Numbers adds one extra layer, in that a sheet contains one or more tables, where each table is distinct (has its own row/column addressing scheme).


Now, most of the time we don't deal with thousands of columns of data, and millions of rows, so most Excel users get around this by logically breaking the sheet into sections, just moving off screen to hide. Some of this is a hangover from a time before Excel supported multiple worksheets in a single document, but it's pervasive.


When you have a single sheet in multiple logical chunks, it makes sense that you would want (nay, need) the ability to sort separate chunks independently.


However, in Numbers' model, all the data in a given table is expected to be related, and therefore you absolutely want to maintain row-level integrity when you sort.


Consider the following Transaction data (taken from Numbers' Personal Budget template):



Now, if I were to sort this by category (column C) it's critical that all the other columns in this table follow suit, otherwise I'm losing which transactions occurred on each day, and the first 'Groceries' transaction would appear in the 'Auto' category, which is fundamentally wrong.

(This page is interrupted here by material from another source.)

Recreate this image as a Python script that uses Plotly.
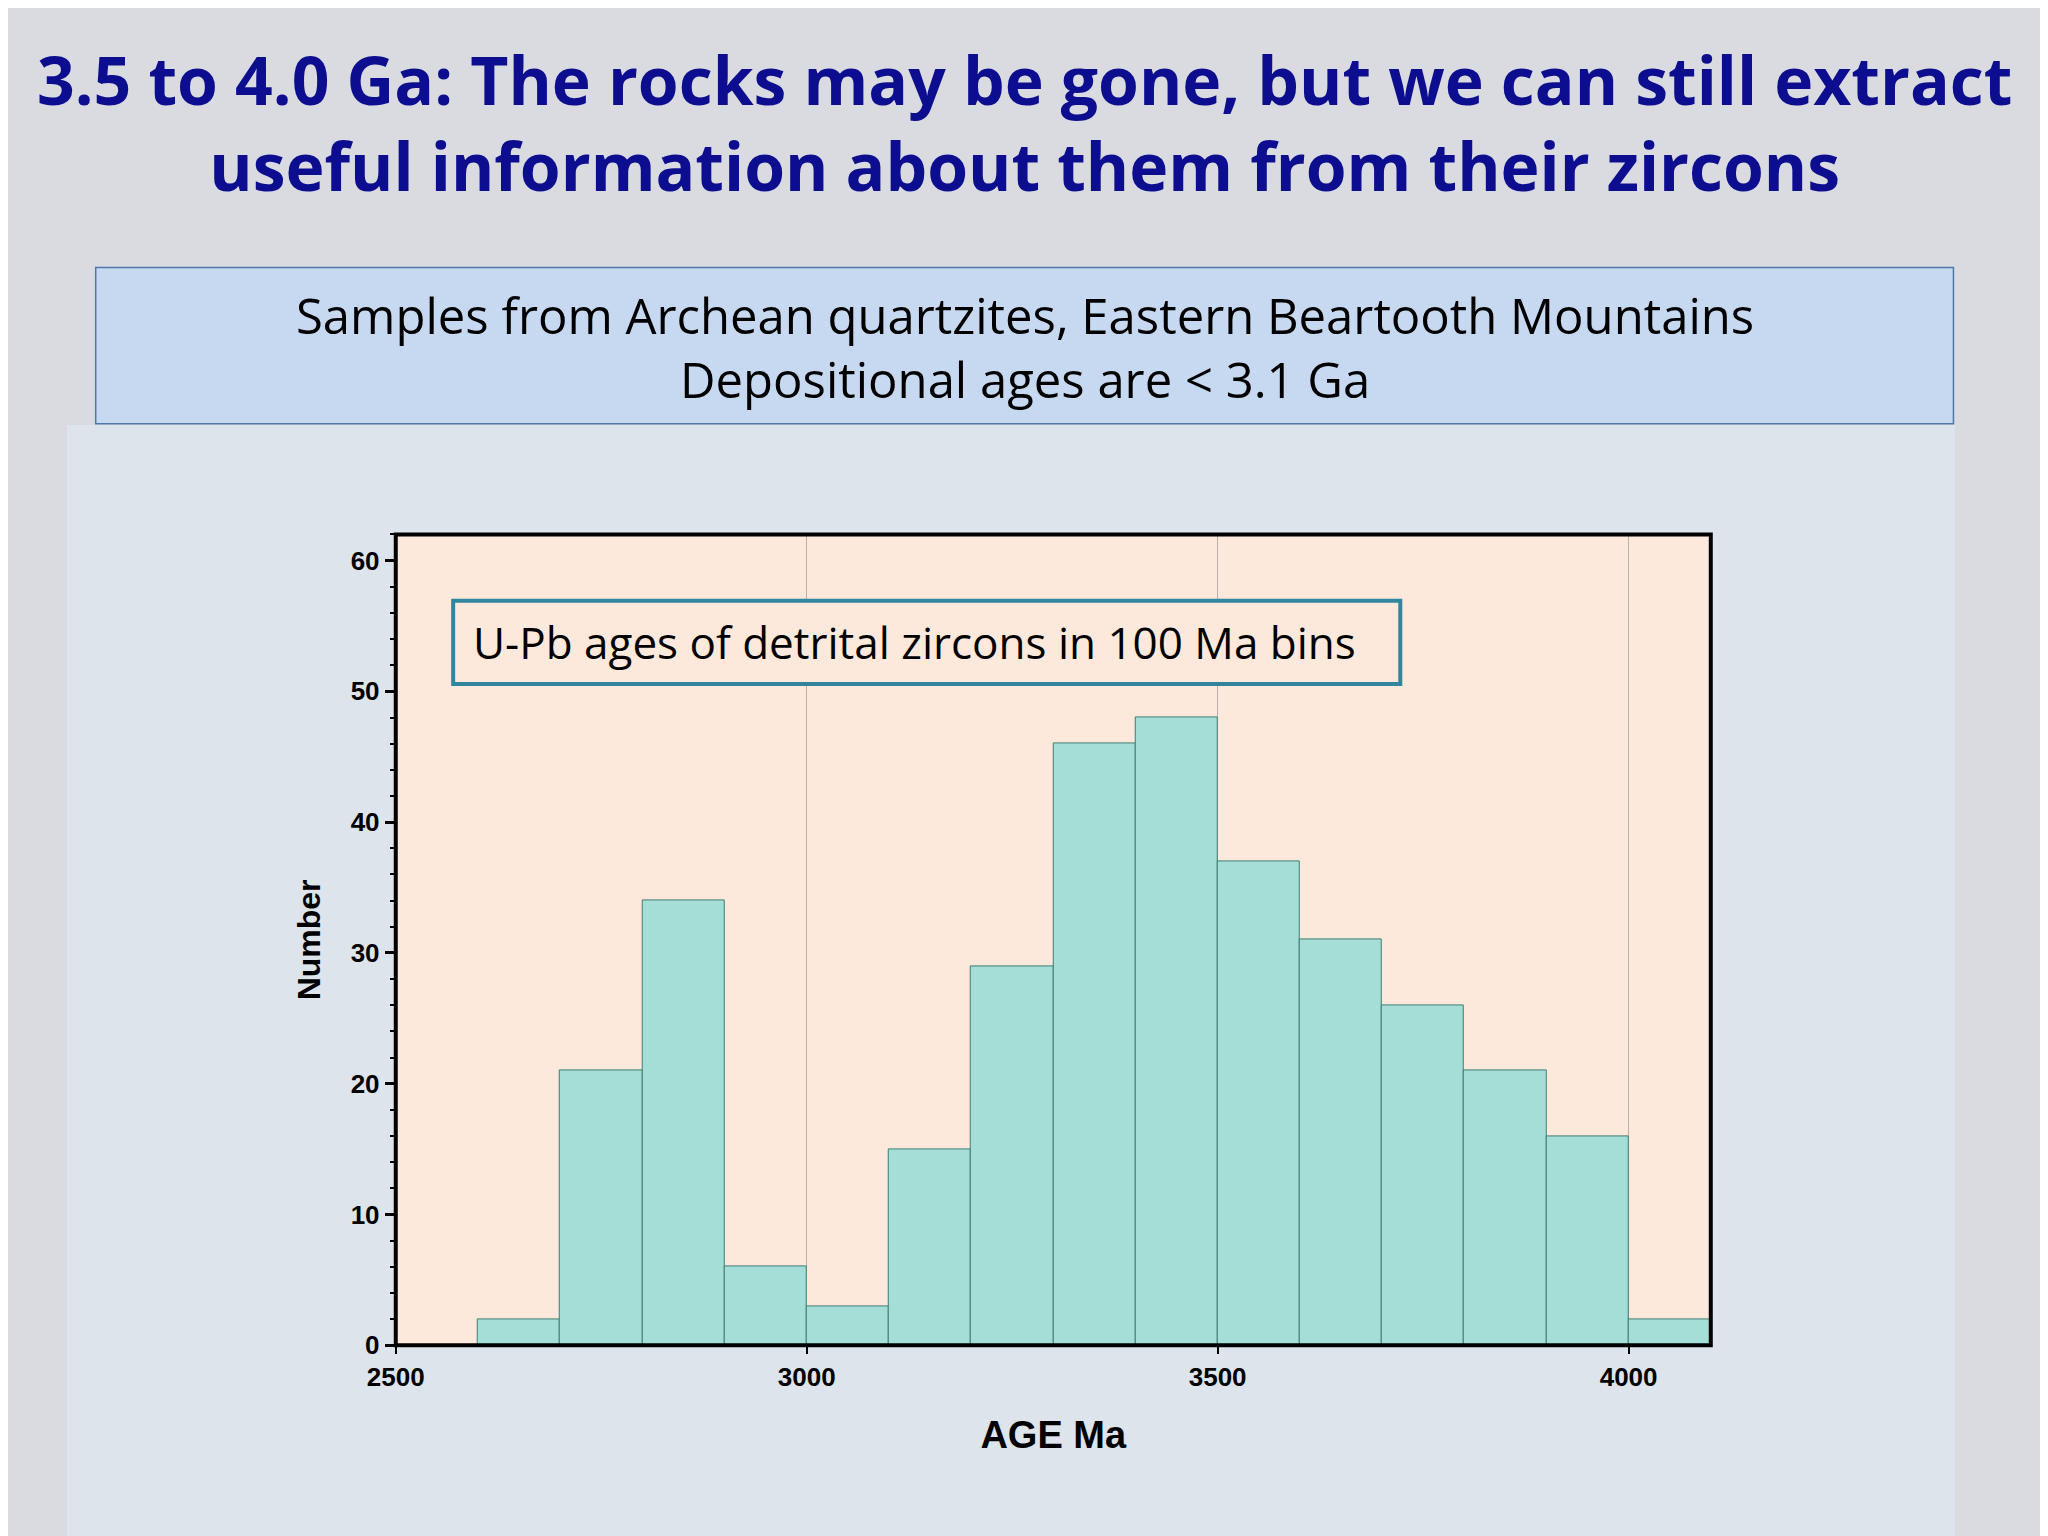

Now, in Excel, you may have additional non-related data over in columns X, Y, Z that you absolutely don't want to sort with these transactions, and THAT is why you need to be specific about which columns you want to sort in Excel. In this example, there is NEVER a case where columns A, B, C, and D should be sorted independently from each other, but you do want them separate from X, Y, and Z.


The Numbers' approach would be to put those X, Y and Z columns in a different table (even if on the same sheet). Now you can sort this transaction table at will, knowing that the other table is immune to any changes.

It's really quite useful once you get to understand it.


> In Excel you can highlight a row or column press Command and pick multiple locations to paste to which has do be done individually in Numbers.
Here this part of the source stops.